La película de Peckinpah es un prodigio de montaje, realismo y personalidad. Es un western donde las balas producen heridas, los hombres están sucios y sus dentaduras negras. El grupo salvaje deambula entre el polvo de la tierra y el inclemente sol. Ejecutan con la frialdad de los ojos de Michael Corleone, como los terroristas de Hamás, como tantos y tantos en la Historia de la humanidad.
Lejos del derrotismo, este que escribe conserva la fe de que incluso en los momentos de mayor desesperanza y fatiga llega alguien que te da la mano, una palmada en la espalda, una dosis de aliento cuando todo parece perdido. La escena del séptimo arte que mejor lo refleja está en 'Ben-Hur'.
Ocurre cuando el protagonista Charlton Heston es condenado a las galeras y se arrastra exhausto por la polvorienta tierra que hoy, precisamente, es Palestina. Sediento y privado de agua por decisión del centurión, cae al suelo. Entonces, aparece la figura de Jesucristo, cuyo rostro nunca se muestra, y con extrema delicadeza vierte agua sobre su rostro y, desobedeciendo a los romanos, da de beber a Ben-Hur. Una escena llena de humanidad que pone la piel de gallina.

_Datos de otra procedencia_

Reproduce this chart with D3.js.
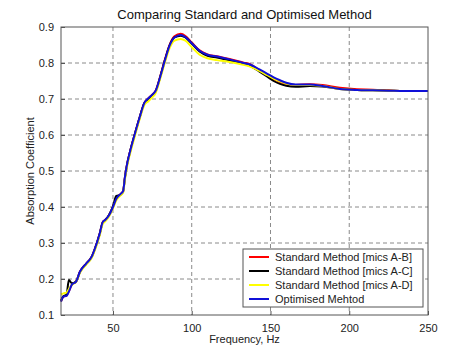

Puede que nada tenga sentido, como decían los existencialistas, pero en el fondo de mi corazón se resiste a morir la idea de que la gloria está reservada a aquellos que tienden la mano cuando nadie se atreve, a los que se interponen entre el niño pataleado y sus fieros agresores, a los que no claudican ante los grupos salvajes, la barbarie, los terroristas y quienes los blanquean. Son los medios los que justifican el fin, y no al revés, como bien sabía Albert Camus.